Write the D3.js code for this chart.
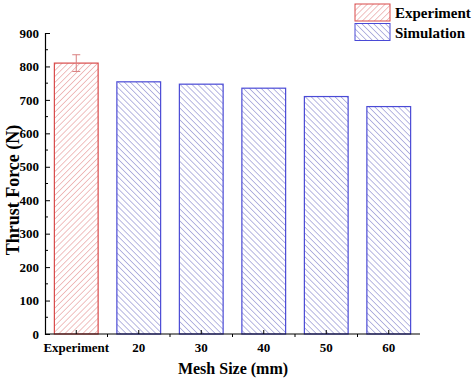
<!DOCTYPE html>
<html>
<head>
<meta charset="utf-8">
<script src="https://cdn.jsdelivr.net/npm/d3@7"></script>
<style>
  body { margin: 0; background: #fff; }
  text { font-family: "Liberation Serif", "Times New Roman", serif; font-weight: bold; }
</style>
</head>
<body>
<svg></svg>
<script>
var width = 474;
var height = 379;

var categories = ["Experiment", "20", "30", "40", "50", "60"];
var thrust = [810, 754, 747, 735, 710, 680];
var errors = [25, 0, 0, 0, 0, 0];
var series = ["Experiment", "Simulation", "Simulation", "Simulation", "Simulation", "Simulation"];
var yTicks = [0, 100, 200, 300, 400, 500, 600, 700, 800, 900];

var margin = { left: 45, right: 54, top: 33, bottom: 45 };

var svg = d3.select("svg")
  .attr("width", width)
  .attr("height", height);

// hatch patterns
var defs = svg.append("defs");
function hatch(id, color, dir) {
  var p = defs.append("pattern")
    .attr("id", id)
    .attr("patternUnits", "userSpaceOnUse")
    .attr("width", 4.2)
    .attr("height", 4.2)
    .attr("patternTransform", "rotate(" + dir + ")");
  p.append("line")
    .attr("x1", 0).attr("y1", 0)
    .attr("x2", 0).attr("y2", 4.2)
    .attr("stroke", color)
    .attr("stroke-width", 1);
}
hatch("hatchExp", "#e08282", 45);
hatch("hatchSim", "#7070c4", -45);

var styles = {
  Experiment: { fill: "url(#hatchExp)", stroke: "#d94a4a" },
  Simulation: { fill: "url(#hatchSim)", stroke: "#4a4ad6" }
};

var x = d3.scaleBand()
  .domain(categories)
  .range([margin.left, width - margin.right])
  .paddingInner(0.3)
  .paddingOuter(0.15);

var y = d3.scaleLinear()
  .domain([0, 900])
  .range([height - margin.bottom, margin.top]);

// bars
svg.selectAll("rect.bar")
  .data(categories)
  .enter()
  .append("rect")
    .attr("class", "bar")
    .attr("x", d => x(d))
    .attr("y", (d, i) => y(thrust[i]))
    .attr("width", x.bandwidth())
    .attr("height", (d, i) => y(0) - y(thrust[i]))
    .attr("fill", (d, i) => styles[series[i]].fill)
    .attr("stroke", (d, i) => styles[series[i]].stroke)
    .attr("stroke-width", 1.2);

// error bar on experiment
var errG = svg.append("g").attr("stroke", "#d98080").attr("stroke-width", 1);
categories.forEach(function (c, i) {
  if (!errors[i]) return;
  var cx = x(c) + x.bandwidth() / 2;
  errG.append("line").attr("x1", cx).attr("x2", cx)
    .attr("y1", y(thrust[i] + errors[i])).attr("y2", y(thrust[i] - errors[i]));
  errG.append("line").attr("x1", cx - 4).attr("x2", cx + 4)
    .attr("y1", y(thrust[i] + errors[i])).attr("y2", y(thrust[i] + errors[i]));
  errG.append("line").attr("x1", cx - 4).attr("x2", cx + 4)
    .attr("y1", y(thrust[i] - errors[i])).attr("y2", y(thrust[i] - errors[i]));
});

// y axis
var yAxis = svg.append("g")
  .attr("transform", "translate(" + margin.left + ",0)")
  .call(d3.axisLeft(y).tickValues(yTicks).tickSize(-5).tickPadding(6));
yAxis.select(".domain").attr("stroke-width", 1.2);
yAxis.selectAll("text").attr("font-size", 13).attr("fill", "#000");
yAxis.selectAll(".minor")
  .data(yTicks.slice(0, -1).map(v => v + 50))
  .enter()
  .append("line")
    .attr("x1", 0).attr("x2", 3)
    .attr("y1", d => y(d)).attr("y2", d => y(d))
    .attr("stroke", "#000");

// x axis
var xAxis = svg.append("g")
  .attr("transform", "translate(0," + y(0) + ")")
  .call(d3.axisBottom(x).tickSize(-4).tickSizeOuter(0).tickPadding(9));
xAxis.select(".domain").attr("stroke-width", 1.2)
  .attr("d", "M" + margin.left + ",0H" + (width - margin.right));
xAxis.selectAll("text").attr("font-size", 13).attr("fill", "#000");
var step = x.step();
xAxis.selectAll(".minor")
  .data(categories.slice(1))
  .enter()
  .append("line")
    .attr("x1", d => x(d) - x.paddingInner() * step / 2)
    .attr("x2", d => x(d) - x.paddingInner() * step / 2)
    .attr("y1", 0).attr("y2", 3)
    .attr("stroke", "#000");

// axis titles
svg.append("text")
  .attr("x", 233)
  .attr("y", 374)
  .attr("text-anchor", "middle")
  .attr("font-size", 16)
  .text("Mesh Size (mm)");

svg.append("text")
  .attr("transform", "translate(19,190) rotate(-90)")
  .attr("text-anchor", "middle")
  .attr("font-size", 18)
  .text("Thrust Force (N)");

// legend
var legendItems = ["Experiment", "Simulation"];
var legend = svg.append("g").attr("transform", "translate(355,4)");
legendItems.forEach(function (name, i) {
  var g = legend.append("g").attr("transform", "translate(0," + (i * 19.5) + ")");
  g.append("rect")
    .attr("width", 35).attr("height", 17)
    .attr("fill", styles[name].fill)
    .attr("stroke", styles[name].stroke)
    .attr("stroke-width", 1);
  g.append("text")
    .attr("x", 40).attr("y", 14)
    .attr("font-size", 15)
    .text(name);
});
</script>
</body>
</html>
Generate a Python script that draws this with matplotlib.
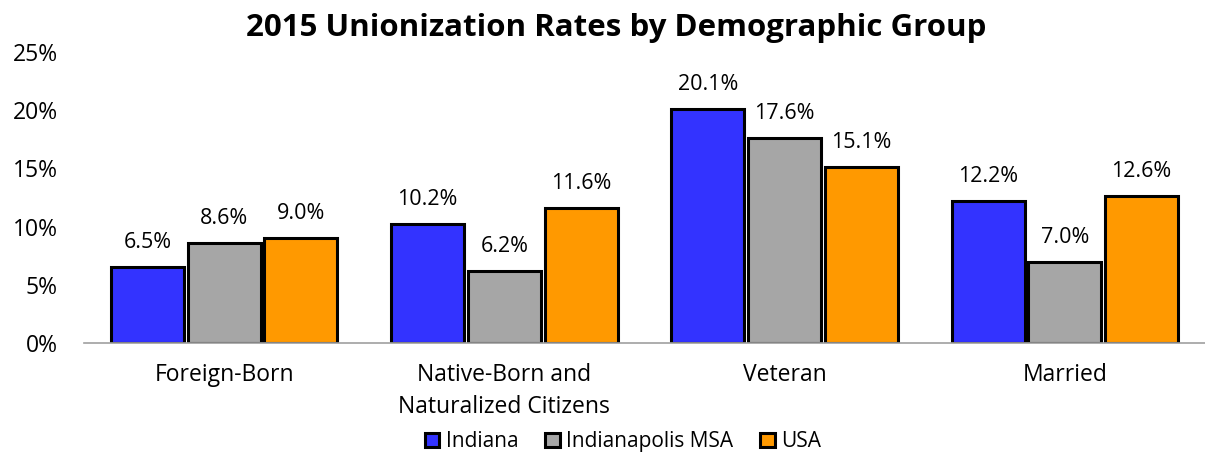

☆ ☆ ☆

◆ Directions for this task ◆
Print the full listing exactly, dropping the pictures.

◆ Correct answer ◆
Write the D3.js code for this chart.
<!DOCTYPE html>
<html>
<head>
<meta charset="utf-8">
<script src="https://cdn.jsdelivr.net/npm/d3@7"></script>
<style>
  body { margin: 0; background: #fff; }
  text { font-family: "Liberation Serif", "Times New Roman", serif; font-weight: bold; }
</style>
</head>
<body>
<svg></svg>
<script>
var width = 474;
var height = 379;

var categories = ["Experiment", "20", "30", "40", "50", "60"];
var thrust = [810, 754, 747, 735, 710, 680];
var errors = [25, 0, 0, 0, 0, 0];
var series = ["Experiment", "Simulation", "Simulation", "Simulation", "Simulation", "Simulation"];
var yTicks = [0, 100, 200, 300, 400, 500, 600, 700, 800, 900];

var margin = { left: 45, right: 54, top: 33, bottom: 45 };

var svg = d3.select("svg")
  .attr("width", width)
  .attr("height", height);

// hatch patterns
var defs = svg.append("defs");
function hatch(id, color, dir) {
  var p = defs.append("pattern")
    .attr("id", id)
    .attr("patternUnits", "userSpaceOnUse")
    .attr("width", 4.2)
    .attr("height", 4.2)
    .attr("patternTransform", "rotate(" + dir + ")");
  p.append("line")
    .attr("x1", 0).attr("y1", 0)
    .attr("x2", 0).attr("y2", 4.2)
    .attr("stroke", color)
    .attr("stroke-width", 1);
}
hatch("hatchExp", "#e08282", 45);
hatch("hatchSim", "#7070c4", -45);

var styles = {
  Experiment: { fill: "url(#hatchExp)", stroke: "#d94a4a" },
  Simulation: { fill: "url(#hatchSim)", stroke: "#4a4ad6" }
};

var x = d3.scaleBand()
  .domain(categories)
  .range([margin.left, width - margin.right])
  .paddingInner(0.3)
  .paddingOuter(0.15);

var y = d3.scaleLinear()
  .domain([0, 900])
  .range([height - margin.bottom, margin.top]);

// bars
svg.selectAll("rect.bar")
  .data(categories)
  .enter()
  .append("rect")
    .attr("class", "bar")
    .attr("x", d => x(d))
    .attr("y", (d, i) => y(thrust[i]))
    .attr("width", x.bandwidth())
    .attr("height", (d, i) => y(0) - y(thrust[i]))
    .attr("fill", (d, i) => styles[series[i]].fill)
    .attr("stroke", (d, i) => styles[series[i]].stroke)
    .attr("stroke-width", 1.2);

// error bar on experiment
var errG = svg.append("g").attr("stroke", "#d98080").attr("stroke-width", 1);
categories.forEach(function (c, i) {
  if (!errors[i]) return;
  var cx = x(c) + x.bandwidth() / 2;
  errG.append("line").attr("x1", cx).attr("x2", cx)
    .attr("y1", y(thrust[i] + errors[i])).attr("y2", y(thrust[i] - errors[i]));
  errG.append("line").attr("x1", cx - 4).attr("x2", cx + 4)
    .attr("y1", y(thrust[i] + errors[i])).attr("y2", y(thrust[i] + errors[i]));
  errG.append("line").attr("x1", cx - 4).attr("x2", cx + 4)
    .attr("y1", y(thrust[i] - errors[i])).attr("y2", y(thrust[i] - errors[i]));
});

// y axis
var yAxis = svg.append("g")
  .attr("transform", "translate(" + margin.left + ",0)")
  .call(d3.axisLeft(y).tickValues(yTicks).tickSize(-5).tickPadding(6));
yAxis.select(".domain").attr("stroke-width", 1.2);
yAxis.selectAll("text").attr("font-size", 13).attr("fill", "#000");
yAxis.selectAll(".minor")
  .data(yTicks.slice(0, -1).map(v => v + 50))
  .enter()
  .append("line")
    .attr("x1", 0).attr("x2", 3)
    .attr("y1", d => y(d)).attr("y2", d => y(d))
    .attr("stroke", "#000");

// x axis
var xAxis = svg.append("g")
  .attr("transform", "translate(0," + y(0) + ")")
  .call(d3.axisBottom(x).tickSize(-4).tickSizeOuter(0).tickPadding(9));
xAxis.select(".domain").attr("stroke-width", 1.2)
  .attr("d", "M" + margin.left + ",0H" + (width - margin.right));
xAxis.selectAll("text").attr("font-size", 13).attr("fill", "#000");
var step = x.step();
xAxis.selectAll(".minor")
  .data(categories.slice(1))
  .enter()
  .append("line")
    .attr("x1", d => x(d) - x.paddingInner() * step / 2)
    .attr("x2", d => x(d) - x.paddingInner() * step / 2)
    .attr("y1", 0).attr("y2", 3)
    .attr("stroke", "#000");

// axis titles
svg.append("text")
  .attr("x", 233)
  .attr("y", 374)
  .attr("text-anchor", "middle")
  .attr("font-size", 16)
  .text("Mesh Size (mm)");

svg.append("text")
  .attr("transform", "translate(19,190) rotate(-90)")
  .attr("text-anchor", "middle")
  .attr("font-size", 18)
  .text("Thrust Force (N)");

// legend
var legendItems = ["Experiment", "Simulation"];
var legend = svg.append("g").attr("transform", "translate(355,4)");
legendItems.forEach(function (name, i) {
  var g = legend.append("g").attr("transform", "translate(0," + (i * 19.5) + ")");
  g.append("rect")
    .attr("width", 35).attr("height", 17)
    .attr("fill", styles[name].fill)
    .attr("stroke", styles[name].stroke)
    .attr("stroke-width", 1);
  g.append("text")
    .attr("x", 40).attr("y", 14)
    .attr("font-size", 15)
    .text(name);
});
</script>
</body>
</html>
Generate a Python script that draws this with matplotlib.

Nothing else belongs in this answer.